Once the cold water reaches the bottom, it is heated by either a gas burner assembly or one or two electric resistance heating elements. Gas units use combustion to heat a flue pipe that runs through the center of the tank, transferring heat to the surrounding water. Electric models use immersed elements that convert electricity to thermal energy at nearly 100% efficiency, though the heat transfer process is generally slower than a gas burner.
As the water temperature rises, the heated water naturally rises due to convection, pooling at the top of the tank where the hot water outlet pipe is located. The internal thermostat constantly monitors the water temperature and cycles the heating source on and off to maintain a pre-set temperature, typically between 120°F and 140°F. Standard storage tanks are typically constructed of steel and lined with a glass-like material to prevent corrosion from the heated water.

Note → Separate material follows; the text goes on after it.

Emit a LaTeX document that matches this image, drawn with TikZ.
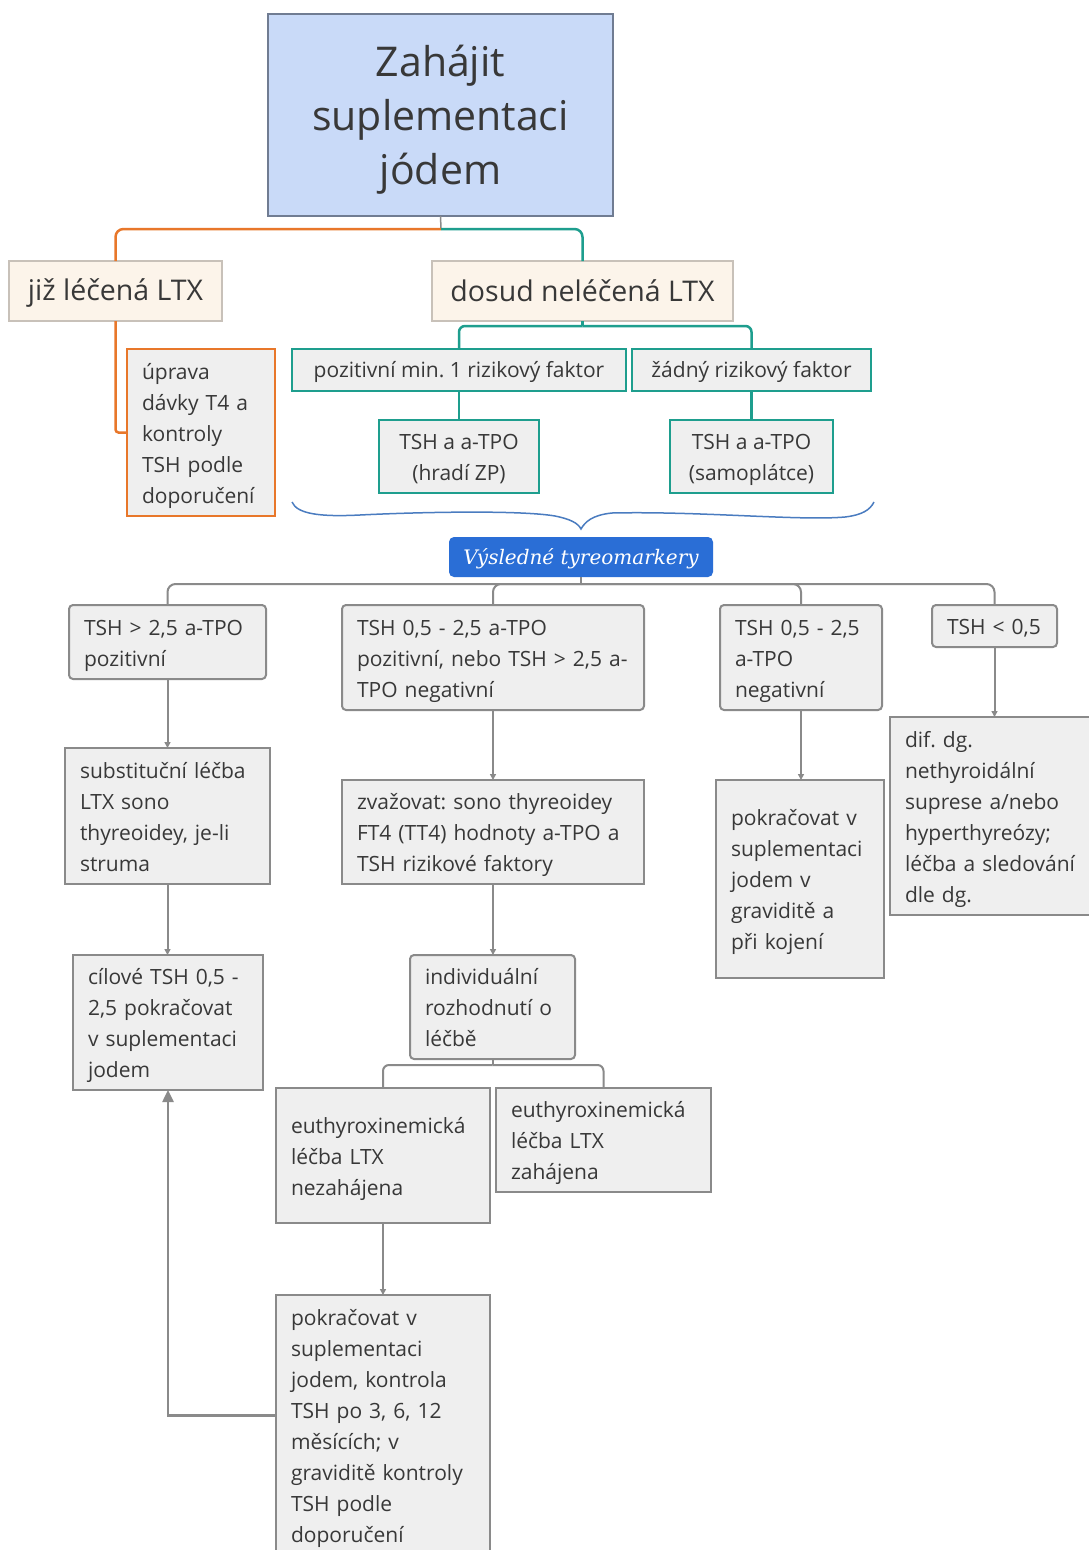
\documentclass[tikz,border=0pt]{standalone}
\usepackage{fontspec}
\setmainfont{Open Sans}
\newfontfamily\serifit{DejaVu Serif}
\usetikzlibrary{arrows.meta}
\frenchspacing
\definecolor{txt}{HTML}{383838}
\definecolor{boxfill}{HTML}{EFEFEF}
\definecolor{boxline}{HTML}{8A8A8A}
\definecolor{topfill}{HTML}{C9DAF8}
\definecolor{topline}{HTML}{707C92}
\definecolor{beige}{HTML}{FCF4EA}
\definecolor{beigeline}{HTML}{C8C1B9}
\definecolor{orng}{HTML}{E8772A}
\definecolor{tealc}{HTML}{1E9E8E}
\definecolor{bracec}{HTML}{4A7CC0}
\definecolor{lblue}{HTML}{2A6ED6}
\newcommand{\boxlines}[1]{\raisebox{0pt}[\height][\dimexpr\depth-5pt\relax]{\begin{tabular}{@{}l@{}}#1\end{tabular}}}
\newcommand{\downby}[2]{\raisebox{0pt}[\height][\dimexpr\depth-#1\relax]{#2}}
\tikzset{
  base/.style={outer sep=0pt, text=txt, font=\fontsize{21}{31}\selectfont, inner ysep=0pt, anchor=north west},
  gbox/.style={base, draw=boxline, line width=2pt, fill=boxfill, inner xsep=15pt, align=left},
  rbox/.style={gbox, rounded corners=4pt},
  obox/.style={gbox, draw=orng, line width=2.5pt},
  tbox/.style={base, draw=tealc, line width=2.5pt, fill=boxfill, align=center, inner xsep=0pt},
  topbox/.style={base, draw=topline, line width=1.5pt, fill=topfill, align=center, font=\fontsize{41}{54}\selectfont, minimum width=345, minimum height=202},
  beigebox/.style={base, draw=beigeline, line width=1.5pt, fill=beige, font=\fontsize{28.5}{34}\selectfont, minimum height=60},
  lbl/.style={base, fill=lblue, rounded corners=5pt, text=white, font=\serifit\itshape\fontsize{20}{24}\selectfont, minimum width=264, minimum height=40},
  conn/.style={draw=boxline, line width=2pt, rounded corners=8pt},
  arr/.style={conn, -{Triangle[length=6pt,width=6pt]}},
  bigarr/.style={draw=boxline, line width=2.5pt, -{Triangle[length=12pt,width=11pt]}},
}
\begin{document}
\begin{tikzpicture}[x=1pt,y=-1pt]
\path[use as bounding box, fill=white] (0,0) rectangle (1089,1550);
\clip (0,0) rectangle (1089,1550);

% top
\node[topbox] (top) at (268,14) {\downby{9pt}{\begin{tabular}{@{}c@{}}Zahájit\\suplementaci\\jódem\end{tabular}}};
\node[beigebox, minimum width=213] (ltx) at (9,261) {\downby{5pt}{již léčená LTX}};
\node[beigebox, minimum width=301] (dosud) at (432,261) {\downby{5pt}{dosud neléčená LTX}};
\coordinate (j) at (441,229);
\draw[boxline, line width=1.5pt] (top.south) -- (j);
\draw[orng, line width=2.5pt, rounded corners=8pt] (j) -| (ltx.north);
\draw[tealc, line width=2.5pt, rounded corners=8pt] (j) -| (dosud.north);

\node[obox, text width=118, minimum height=167] (uprava) at (127,349)
  {\boxlines{úprava\\dávky T4 a\\kontroly\\TSH podle\\doporučení}};
\draw[orng, line width=2.5pt, rounded corners=3pt] (ltx.south) |- (uprava.west);

\node[tbox, minimum width=334, minimum height=42] (poz) at (292,349) {\downby{4pt}{pozitivní min. 1 rizikový faktor}};
\node[tbox, minimum width=239, minimum height=42] (zad) at (632,349) {\downby{4pt}{žádný rizikový faktor}};
\node[tbox, minimum width=160, minimum height=73] (hradi) at (379,420) {\downby{5pt}{\begin{tabular}{@{}c@{}}TSH a a-TPO\\(hradí ZP)\end{tabular}}};
\node[tbox, minimum width=163, minimum height=73] (samo) at (670,420) {\downby{5pt}{\begin{tabular}{@{}c@{}}TSH a a-TPO\\(samoplátce)\end{tabular}}};
\coordinate (tj) at (dosud.south |- 0,326);
\draw[tealc, line width=2.5pt] (dosud.south) -- (tj);
\draw[tealc, line width=2.5pt, rounded corners=6pt] (tj) -| (poz.north);
\draw[tealc, line width=2.5pt, rounded corners=6pt] (tj) -| (zad.north);
\draw[tealc, line width=2.5pt] (poz.south) -- (hradi.north);
\draw[tealc, line width=2.5pt] (zad.south) -- (samo.north);

% brace
\draw[bracec, line width=1.5pt] (292,502) .. controls (297,514) and (320,517) .. (360,515)
  .. controls (420,512) and (520,510) .. (555,516)
  .. controls (570,519) and (578,523) .. (581,529)
  .. controls (585,522) and (592,515) .. (612,513)
  .. controls (700,511) and (800,521) .. (845,517)
  .. controls (862,515) and (870,510) .. (874,502);

\node[lbl] (vys) at (449,537) {\downby{3pt}{Výsledné tyreomarkery}};

% row of results
\node[rbox, text width=167, minimum height=74] (A) at (69,605) {\boxlines{TSH > 2,5 a-TPO\\pozitivní}};
\node[rbox, text width=272, minimum height=105] (B) at (342,605) {\boxlines{TSH 0,5 - 2,5 a-TPO\\pozitivní, nebo TSH > 2,5 a-\\TPO negativní}};
\node[rbox, text width=132, minimum height=105] (C) at (720,605) {\boxlines{TSH 0,5 - 2,5\\a-TPO\\negativní}};
\node[rbox, text width=95, minimum height=42] (D) at (932,605) {\boxlines{TSH < 0,5}};
\coordinate (rj) at (vys.south |- 0,584);
\draw[conn] (vys.south) -- (rj);
\draw[conn] (rj) -| (A.north);
\draw[conn] (rj) -| (B.north);
\draw[conn] (rj) -| (C.north);
\draw[conn] (rj) -| (D.north);

% column A
\node[gbox, text width=175, minimum height=136] (subst) at (65,748) {\boxlines{substituční léčba\\LTX sono\\thyreoidey, je-li\\struma}};
\node[gbox, text width=160, minimum height=135] (cil) at (73,955) {\boxlines{cílové TSH 0,5 -\\2,5 pokračovat\\v suplementaci\\jodem}};
\draw[arr] (A.south) -- (A.south |- subst.north);
\draw[arr] (subst.south) -- (subst.south |- cil.north);

% column B
\node[gbox, text width=272, minimum height=104] (zvaz) at (342,780) {\boxlines{zvažovat: sono thyreoidey\\FT4 (TT4) hodnoty a-TPO a\\TSH rizikové faktory}};
\node[rbox, text width=135, minimum height=104] (indiv) at (410,955) {\boxlines{individuální\\rozhodnutí o\\léčbě}};
\draw[arr] (B.south) -- (B.south |- zvaz.north);
\draw[arr] (zvaz.south) -- (zvaz.south |- indiv.north);

\node[gbox, text width=184, minimum height=135] (nezah) at (276,1088) {\boxlines{euthyroxinemická\\léčba LTX\\nezahájena}};
\node[gbox, text width=185, minimum height=104] (zah) at (496,1088) {\boxlines{euthyroxinemická\\léčba LTX\\zahájena}};
\coordinate (ij) at (indiv.south |- 0,1065);
\draw[conn] (indiv.south) -- (ij);
\draw[conn, rounded corners=6pt] (ij) -| (nezah.north);
\draw[conn, rounded corners=6pt] (ij) -| (zah.north);

\node[gbox, text width=184, minimum height=261] (pokr) at (276,1295) {\boxlines{pokračovat v\\suplementaci\\jodem, kontrola\\TSH po 3, 6, 12\\měsících; v\\graviditě kontroly\\TSH podle\\doporučení}};
\draw[arr] (nezah.south) -- (nezah.south |- pokr.north);
\draw[bigarr] ([yshift=10pt]pokr.west) -| (cil.south);

% column C
\node[gbox, text width=138, minimum height=198] (grav) at (716,780) {\boxlines{pokračovat v\\suplementaci\\jodem v\\graviditě a\\při kojení}};
\draw[arr] (C.south) -- (C.south |- grav.north);

% column D
\node[gbox, text width=175, minimum height=198] (dif) at (890,717) {\boxlines{dif. dg.\\nethyroidální\\suprese a/nebo\\hyperthyreózy;\\léčba a sledování\\dle dg.}};
\draw[arr] (D.south) -- (D.south |- dif.north);
\end{tikzpicture}
\end{document}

Protecting this metal shell is a sacrificial anode rod, usually made of magnesium or aluminum. The rod chemically attracts corrosive elements in the water, diverting them away from the tank’s walls and extending the appliance’s lifespan. This continuous heating process is necessary because of a thermodynamic inefficiency known as standby heat loss.
Standby loss occurs as heat inevitably transfers from the warm water inside the tank to the cooler ambient air, even with layers of insulation surrounding the storage vessel. The appliance must periodically activate the burner or elements to compensate for this energy loss and maintain the desired temperature. Gas water heaters often experience slightly higher standby losses than electric models because the central exhaust flue pipe acts as an additional path for heat dissipation.
Alternative Water Heating Systems
An alternative to storing and reheating water is the tankless or on-demand water heater, which activates only when a hot water tap is turned on. When water flow is detected, a flow sensor triggers a powerful gas burner or electric element to begin the heating process. Cold water then runs through a heat exchanger, which rapidly transfers thermal energy to the water as it passes through the system.
Because tankless units eliminate the need for a storage tank, they entirely avoid standby heat loss, making them inherently more energy efficient than traditional models. The system continues to heat the water for as long as the faucet remains open, providing a continuous supply that is not limited by a tank capacity. Tankless units are highly efficient but are limited by flow rate, meaning they can only heat a finite amount of water per minute. If multiple high-demand fixtures are used simultaneously, the system may struggle to meet the temperature rise requirements for all of them.
A different approach is utilized by the heat pump water heater, also known as a hybrid system, which does feature a storage tank. These units do not generate heat directly but instead use a refrigeration cycle to move existing heat from one place to another. A fan draws in ambient air, which contains thermal energy, and passes it over an evaporator coil containing refrigerant.
The refrigerant absorbs the heat from the air and is then compressed, which significantly raises its temperature. This superheated refrigerant flows through a condenser coil, which is submerged in the water tank, transferring the thermal energy directly into the domestic water supply. Heat pump water heaters are particularly efficient because they use a small amount of electricity to move a large amount of heat, rather than generating all the heat from scratch.
Another option, though less common, is the solar thermal water heater, which uses roof-mounted collector panels to absorb the sun’s radiant energy. This energy is transferred to a fluid that circulates through a closed-loop system, ultimately heating the water in a separate storage tank. These systems typically require a conventional backup heating source to ensure hot water availability during periods of low sunlight.
Essential Safety and Control Features
While the heating mechanism is responsible for performance, several integrated components regulate the system and ensure user safety. The thermostat is the primary control feature, working to maintain the water temperature within a safe and comfortable range. It prevents the water from becoming excessively hot, which helps mitigate the risk of scalding injuries at the tap.
The most fundamental safety device on any tank-style water heater is the Temperature and Pressure (T&P) Relief Valve. This valve is designed to automatically open and discharge water if the temperature or pressure inside the tank exceeds safe operating levels. It acts as a safety release, preventing the tank from rupturing or exploding in the event of a thermostat failure or excessive pressure buildup.
The T&P valve is specifically engineered to trigger when the internal pressure reaches approximately 150 pounds per square inch (PSI) or the water temperature hits 210 degrees Fahrenheit. When water is heated in a closed system, it undergoes thermal expansion, which causes the pressure to rise significantly. The danger prevented by the T&P valve stems from the physics of water under pressure, which can remain liquid far above its normal 212°F boiling point.
If the pressure is contained, water can become superheated, holding vast amounts of stored energy. A sudden failure of the tank structure would cause this superheated water to instantly flash into steam, leading to a catastrophic explosion. The T&P valve ensures this energy is safely released before it reaches destructive levels, ensuring the system returns to safe operating parameters.